Gay Marriage: For Better or for Worse? What We've Learned from the Evidence. By William N. Eskridge, Jr., and Darren R. Spedale. Oxford: Oxford University Press, 2006. Pp. 336. $35.00 (cloth); $25.00 (paper).
Blessing Same-Sex Unions: The Perils of Queer Romance and the Confusions of Christian Marriage. By Mark D. Jordan. Chicago: University of Chicago Press, 2006. Pp. 258. $29.00 (cloth).
Authorizing Marriage? Canon, Tradition and Critique in the Blessing of Same-Sex Unions. Edited by Mark D. Jordan. Princeton, N.J.: Princeton University Press, 2006. Pp. 199. $44.00 (cloth).

The last five years have witnessed dizzying turns in the ongoing controversy over same-sex marriage in the United States. After judicial victories nullified by popular referenda in Hawaii and Alaska in the late 1990s, a more permanent partial victory via judicially mandated civil unions in Vermont gave way to a complete victory for marriage-rights forces in Massachusetts. These victories as well as the local activism in San Francisco and other cities were soured by the near-complete success of the anti-same-sex-marriage [End Page 371] referenda approved by voters across the United States in the November 2004 elections. Other turns were to come: court decisions and legislative and referendum votes in California, Connecticut, Iowa, and Vermont. The resolutions in these states, both pro– and anti–marriage rights, will no doubt send both sides into courtrooms, legislative halls, and referendum ballots in the next set of states.

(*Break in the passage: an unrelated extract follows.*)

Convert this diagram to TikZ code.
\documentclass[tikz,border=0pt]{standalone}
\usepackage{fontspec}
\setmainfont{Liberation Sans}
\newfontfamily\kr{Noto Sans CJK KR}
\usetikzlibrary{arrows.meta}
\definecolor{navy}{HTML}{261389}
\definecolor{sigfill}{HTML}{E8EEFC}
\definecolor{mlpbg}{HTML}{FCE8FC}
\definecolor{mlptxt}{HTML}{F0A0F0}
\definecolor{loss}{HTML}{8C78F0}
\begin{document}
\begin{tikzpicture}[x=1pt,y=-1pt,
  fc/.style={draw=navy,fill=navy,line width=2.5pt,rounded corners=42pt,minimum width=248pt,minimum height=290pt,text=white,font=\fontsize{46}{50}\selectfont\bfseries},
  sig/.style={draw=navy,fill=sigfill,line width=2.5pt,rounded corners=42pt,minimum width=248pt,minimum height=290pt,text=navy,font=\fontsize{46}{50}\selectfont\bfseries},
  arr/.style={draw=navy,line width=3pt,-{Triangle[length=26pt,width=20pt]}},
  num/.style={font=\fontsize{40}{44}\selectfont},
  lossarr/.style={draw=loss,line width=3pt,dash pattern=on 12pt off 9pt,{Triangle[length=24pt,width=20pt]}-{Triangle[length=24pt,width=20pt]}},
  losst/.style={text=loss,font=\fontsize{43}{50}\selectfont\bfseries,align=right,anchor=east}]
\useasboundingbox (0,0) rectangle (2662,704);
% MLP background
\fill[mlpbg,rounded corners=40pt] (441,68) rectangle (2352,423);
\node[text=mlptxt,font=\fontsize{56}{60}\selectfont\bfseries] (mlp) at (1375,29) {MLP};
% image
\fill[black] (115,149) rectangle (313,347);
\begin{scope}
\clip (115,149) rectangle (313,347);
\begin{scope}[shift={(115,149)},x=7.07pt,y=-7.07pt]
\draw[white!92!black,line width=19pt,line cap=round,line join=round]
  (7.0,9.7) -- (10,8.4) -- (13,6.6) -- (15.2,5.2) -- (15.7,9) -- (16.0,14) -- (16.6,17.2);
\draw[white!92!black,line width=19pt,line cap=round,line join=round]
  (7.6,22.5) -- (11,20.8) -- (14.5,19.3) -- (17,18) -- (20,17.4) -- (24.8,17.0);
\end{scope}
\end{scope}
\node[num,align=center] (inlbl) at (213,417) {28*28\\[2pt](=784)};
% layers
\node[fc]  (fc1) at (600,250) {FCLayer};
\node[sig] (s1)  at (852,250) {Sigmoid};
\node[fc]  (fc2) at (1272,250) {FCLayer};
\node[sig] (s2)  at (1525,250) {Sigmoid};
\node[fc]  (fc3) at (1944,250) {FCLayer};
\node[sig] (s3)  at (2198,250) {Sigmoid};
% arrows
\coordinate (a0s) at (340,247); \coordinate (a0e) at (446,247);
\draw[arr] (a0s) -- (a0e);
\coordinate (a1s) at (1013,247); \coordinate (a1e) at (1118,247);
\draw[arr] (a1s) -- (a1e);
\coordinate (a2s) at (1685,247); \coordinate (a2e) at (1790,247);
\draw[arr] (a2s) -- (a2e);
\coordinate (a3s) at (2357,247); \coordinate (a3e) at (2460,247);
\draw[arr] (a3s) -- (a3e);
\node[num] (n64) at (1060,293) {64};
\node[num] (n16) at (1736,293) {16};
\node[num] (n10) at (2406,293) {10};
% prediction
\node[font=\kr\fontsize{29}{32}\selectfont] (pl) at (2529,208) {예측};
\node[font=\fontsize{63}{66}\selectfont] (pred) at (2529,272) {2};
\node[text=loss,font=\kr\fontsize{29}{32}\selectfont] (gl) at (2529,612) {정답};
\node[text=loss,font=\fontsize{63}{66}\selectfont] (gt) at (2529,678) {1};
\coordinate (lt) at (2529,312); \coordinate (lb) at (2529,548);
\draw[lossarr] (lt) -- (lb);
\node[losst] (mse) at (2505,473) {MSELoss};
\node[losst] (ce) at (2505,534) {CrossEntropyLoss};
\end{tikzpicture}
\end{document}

The complexity of this debate is reflected in the four books reviewed here. To repeat a now-familiar pun, they examine gay rights and gay rites (as in marriage) through the prism of politics and culture, transnational comparisons, and, perhaps most interestingly, Christian and Jewish theology. The diversity of approaches through which marriage can be understood nearly guarantees that controversies over marriage rights will remain in some form as live issues in American life for the foreseeable future. The continued centrality of marriage to discussions of gay rights makes recent writing on the topic all the more important.

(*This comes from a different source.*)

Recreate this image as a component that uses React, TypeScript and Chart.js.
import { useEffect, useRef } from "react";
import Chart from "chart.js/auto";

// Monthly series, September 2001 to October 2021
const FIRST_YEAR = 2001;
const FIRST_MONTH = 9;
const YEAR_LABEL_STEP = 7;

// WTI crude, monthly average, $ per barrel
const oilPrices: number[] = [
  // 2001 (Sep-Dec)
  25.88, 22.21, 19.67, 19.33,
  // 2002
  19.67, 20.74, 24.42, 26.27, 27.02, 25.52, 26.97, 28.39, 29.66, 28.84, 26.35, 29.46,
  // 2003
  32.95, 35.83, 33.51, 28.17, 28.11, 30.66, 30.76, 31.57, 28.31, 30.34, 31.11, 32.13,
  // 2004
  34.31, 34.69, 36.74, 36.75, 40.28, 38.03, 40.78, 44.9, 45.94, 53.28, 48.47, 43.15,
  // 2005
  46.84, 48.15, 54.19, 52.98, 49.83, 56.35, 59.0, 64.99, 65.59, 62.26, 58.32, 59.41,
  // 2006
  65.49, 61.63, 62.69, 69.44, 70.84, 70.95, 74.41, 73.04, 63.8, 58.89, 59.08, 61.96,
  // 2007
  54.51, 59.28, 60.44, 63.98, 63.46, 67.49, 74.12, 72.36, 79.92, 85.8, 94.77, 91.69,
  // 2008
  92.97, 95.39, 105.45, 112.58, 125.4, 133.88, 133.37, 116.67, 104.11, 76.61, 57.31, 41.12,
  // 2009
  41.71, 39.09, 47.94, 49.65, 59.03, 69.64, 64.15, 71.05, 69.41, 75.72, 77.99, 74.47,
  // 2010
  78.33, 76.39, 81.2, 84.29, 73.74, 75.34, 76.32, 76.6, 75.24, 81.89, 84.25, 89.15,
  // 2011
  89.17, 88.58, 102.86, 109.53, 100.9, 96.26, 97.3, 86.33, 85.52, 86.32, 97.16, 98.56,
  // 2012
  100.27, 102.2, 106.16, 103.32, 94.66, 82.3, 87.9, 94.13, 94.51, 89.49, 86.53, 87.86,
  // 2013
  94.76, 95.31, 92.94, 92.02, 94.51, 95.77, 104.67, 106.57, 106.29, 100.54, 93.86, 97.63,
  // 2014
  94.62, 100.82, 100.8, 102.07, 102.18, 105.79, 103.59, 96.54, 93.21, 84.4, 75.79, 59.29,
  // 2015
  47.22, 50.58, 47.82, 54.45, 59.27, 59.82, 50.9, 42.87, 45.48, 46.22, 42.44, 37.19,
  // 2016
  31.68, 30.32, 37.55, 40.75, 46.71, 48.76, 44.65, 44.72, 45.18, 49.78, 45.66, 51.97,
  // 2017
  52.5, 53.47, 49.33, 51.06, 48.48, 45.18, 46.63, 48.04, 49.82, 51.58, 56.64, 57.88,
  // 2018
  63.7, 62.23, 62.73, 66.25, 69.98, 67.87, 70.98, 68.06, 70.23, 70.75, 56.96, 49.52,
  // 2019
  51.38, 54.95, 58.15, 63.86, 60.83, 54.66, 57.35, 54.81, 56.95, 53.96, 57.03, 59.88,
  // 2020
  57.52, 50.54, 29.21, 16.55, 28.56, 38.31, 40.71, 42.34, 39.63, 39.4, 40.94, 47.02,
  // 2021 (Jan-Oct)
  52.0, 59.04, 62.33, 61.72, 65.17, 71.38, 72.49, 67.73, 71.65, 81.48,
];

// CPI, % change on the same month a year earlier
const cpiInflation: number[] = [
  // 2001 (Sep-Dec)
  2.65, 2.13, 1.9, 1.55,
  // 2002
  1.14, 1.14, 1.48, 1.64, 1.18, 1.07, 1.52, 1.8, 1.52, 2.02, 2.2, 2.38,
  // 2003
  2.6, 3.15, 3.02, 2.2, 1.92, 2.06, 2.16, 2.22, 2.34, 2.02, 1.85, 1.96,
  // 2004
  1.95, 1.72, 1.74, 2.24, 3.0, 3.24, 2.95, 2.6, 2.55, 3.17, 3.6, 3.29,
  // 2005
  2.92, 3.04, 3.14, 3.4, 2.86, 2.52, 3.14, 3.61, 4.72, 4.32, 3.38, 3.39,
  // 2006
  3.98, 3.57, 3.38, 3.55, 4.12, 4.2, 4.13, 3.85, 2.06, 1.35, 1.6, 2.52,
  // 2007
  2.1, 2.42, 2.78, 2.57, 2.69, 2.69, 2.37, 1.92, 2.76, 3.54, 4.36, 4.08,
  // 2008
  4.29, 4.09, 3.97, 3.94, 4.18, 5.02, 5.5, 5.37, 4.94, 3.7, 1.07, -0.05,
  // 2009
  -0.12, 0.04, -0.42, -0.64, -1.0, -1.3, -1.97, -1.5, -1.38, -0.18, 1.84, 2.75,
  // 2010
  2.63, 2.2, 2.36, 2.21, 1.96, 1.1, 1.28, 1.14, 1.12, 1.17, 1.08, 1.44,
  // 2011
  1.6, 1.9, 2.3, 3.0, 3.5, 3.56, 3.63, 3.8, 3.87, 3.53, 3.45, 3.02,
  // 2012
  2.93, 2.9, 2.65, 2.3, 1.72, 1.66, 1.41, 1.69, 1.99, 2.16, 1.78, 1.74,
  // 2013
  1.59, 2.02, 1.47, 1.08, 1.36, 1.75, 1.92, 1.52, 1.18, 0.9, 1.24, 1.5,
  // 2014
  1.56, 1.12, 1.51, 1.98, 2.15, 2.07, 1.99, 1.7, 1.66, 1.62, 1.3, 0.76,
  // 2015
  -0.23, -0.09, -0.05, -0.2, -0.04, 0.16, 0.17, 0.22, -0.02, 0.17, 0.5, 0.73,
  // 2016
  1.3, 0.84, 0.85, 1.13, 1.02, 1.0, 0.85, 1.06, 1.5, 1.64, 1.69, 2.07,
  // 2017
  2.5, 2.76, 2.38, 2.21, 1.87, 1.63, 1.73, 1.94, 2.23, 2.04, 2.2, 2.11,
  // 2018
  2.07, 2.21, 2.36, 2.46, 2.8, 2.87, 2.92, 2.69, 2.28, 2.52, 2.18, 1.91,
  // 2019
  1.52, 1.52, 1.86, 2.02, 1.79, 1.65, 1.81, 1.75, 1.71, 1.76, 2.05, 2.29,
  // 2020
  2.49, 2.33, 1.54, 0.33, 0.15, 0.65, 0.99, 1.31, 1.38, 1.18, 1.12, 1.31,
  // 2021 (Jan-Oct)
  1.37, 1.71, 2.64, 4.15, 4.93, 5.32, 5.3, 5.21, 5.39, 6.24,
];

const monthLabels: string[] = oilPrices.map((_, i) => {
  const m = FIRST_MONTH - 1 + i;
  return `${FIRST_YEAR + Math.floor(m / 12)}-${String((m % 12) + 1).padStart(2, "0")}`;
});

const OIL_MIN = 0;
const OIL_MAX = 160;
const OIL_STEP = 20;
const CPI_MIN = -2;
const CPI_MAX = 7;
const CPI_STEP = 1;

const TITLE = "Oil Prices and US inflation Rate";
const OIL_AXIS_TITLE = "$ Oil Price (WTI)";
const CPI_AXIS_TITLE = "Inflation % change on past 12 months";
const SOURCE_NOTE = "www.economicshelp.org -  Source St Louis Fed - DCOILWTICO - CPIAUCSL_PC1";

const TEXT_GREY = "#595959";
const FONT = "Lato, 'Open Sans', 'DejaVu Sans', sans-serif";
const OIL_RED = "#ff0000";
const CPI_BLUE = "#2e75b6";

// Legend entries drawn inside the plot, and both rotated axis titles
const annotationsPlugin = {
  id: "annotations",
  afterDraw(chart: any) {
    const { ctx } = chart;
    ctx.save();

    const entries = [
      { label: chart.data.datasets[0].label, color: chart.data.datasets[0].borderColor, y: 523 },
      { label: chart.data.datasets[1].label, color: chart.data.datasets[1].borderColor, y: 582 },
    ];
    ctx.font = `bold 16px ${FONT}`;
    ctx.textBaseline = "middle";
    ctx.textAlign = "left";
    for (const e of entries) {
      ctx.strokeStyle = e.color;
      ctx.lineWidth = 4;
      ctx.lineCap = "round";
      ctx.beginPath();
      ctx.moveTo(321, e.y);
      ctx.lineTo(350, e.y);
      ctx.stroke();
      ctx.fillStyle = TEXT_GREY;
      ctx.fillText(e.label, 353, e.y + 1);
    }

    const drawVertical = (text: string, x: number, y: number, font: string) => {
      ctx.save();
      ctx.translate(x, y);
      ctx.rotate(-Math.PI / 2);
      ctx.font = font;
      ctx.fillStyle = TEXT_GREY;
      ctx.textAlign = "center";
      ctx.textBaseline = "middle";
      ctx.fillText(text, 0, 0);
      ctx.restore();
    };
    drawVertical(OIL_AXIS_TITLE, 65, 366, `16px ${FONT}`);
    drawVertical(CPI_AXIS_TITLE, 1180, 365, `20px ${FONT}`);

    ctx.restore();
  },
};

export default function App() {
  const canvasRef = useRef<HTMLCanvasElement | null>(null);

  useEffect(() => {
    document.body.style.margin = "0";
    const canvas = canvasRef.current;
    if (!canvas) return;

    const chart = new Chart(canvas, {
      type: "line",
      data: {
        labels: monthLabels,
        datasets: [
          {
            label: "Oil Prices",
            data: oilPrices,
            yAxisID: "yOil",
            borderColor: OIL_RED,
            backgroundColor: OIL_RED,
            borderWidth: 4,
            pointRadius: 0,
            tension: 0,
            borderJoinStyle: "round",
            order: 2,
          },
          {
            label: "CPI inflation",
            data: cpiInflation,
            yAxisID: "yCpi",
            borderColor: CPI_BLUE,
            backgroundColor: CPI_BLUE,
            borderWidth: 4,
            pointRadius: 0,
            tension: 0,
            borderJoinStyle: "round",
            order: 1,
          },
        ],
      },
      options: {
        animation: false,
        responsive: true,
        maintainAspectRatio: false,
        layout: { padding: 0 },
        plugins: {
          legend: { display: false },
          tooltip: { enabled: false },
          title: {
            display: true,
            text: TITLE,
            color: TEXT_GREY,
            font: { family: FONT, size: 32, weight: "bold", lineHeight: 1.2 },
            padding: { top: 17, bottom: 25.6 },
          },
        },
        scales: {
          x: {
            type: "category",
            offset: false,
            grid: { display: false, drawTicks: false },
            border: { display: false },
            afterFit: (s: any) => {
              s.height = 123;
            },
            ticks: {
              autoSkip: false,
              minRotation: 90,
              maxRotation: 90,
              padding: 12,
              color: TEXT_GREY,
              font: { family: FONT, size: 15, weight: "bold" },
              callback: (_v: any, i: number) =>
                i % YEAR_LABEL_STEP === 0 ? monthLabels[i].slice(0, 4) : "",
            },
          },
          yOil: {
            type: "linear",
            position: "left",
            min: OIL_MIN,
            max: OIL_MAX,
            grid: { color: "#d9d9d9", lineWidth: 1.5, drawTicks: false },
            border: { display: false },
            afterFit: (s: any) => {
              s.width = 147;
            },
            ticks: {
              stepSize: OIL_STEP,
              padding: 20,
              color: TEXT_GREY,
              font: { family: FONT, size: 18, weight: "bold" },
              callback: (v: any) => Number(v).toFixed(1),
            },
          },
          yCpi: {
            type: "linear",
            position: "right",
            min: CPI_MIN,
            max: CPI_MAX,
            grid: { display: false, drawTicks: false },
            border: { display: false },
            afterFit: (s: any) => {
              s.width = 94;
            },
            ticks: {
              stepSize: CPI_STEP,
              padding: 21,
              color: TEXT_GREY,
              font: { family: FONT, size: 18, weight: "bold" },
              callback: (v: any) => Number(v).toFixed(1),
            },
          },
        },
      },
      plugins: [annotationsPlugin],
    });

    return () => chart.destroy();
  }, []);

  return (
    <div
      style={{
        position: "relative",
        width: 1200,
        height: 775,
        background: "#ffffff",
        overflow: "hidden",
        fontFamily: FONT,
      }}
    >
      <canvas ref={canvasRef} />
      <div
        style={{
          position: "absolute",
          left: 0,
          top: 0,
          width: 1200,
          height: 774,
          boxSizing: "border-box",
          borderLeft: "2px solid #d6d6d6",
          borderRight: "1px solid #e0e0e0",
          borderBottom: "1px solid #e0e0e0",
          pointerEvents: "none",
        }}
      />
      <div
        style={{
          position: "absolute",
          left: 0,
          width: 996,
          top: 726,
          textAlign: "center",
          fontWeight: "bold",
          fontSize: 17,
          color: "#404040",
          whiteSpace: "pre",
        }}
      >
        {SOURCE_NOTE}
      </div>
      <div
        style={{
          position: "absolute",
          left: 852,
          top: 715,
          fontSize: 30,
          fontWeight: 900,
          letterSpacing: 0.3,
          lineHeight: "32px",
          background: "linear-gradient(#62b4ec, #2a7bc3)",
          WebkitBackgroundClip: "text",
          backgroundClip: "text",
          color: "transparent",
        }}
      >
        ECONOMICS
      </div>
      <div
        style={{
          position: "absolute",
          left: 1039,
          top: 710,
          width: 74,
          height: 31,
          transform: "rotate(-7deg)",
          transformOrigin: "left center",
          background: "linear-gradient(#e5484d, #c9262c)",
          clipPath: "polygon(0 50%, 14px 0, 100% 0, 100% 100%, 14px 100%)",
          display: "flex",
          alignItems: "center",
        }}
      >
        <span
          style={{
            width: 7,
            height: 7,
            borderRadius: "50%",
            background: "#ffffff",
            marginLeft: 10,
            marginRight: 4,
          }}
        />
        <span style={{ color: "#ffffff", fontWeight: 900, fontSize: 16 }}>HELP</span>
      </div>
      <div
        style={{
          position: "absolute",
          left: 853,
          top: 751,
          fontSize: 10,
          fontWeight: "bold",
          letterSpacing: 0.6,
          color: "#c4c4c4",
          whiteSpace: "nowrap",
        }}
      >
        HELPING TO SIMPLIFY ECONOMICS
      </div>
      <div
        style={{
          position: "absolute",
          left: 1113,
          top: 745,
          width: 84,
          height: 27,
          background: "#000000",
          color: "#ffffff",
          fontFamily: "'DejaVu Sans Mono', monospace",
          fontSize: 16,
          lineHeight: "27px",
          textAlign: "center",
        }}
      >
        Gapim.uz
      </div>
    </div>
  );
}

Richard Mohr's The Long Arc of Justice presents the most straightforward argumentation of these four books and the most general focus not simply on marriage but on gay rights more generally, including sexual rights, equality, civil rights, and military service. Mohr writes that he intends the book as "a handshake of greeting from gay experience to the hearts and minds of mainstream America" (8), thus revealing his hope to engage in a nonacademic discussion of the role of gays and lesbians in contemporary American society. Perhaps because of that goal and perhaps also because of its slim size (136 pages of text) and comprehensive sweep, The Long Arc of Justice argues at a superficial level. Large, important questions are treated with a quick breeziness that belies their complexity. For example, in a chapter entitled "Lesbian and Gay Basics" he addresses in two pages the argument that same-sex relationships are unnatural (27–29). This is a charge made by serious philosophers and theologians (as Mohr, a philosophy professor himself, no doubt knows), even though it has been convincingly answered. Thus, his seemingly off-the-cuff statement that "probably it is nothing but an emotional charge" (27) both surprises and disappoints. His substantive analysis of the issue, while certainly competent, again rests at a summary level.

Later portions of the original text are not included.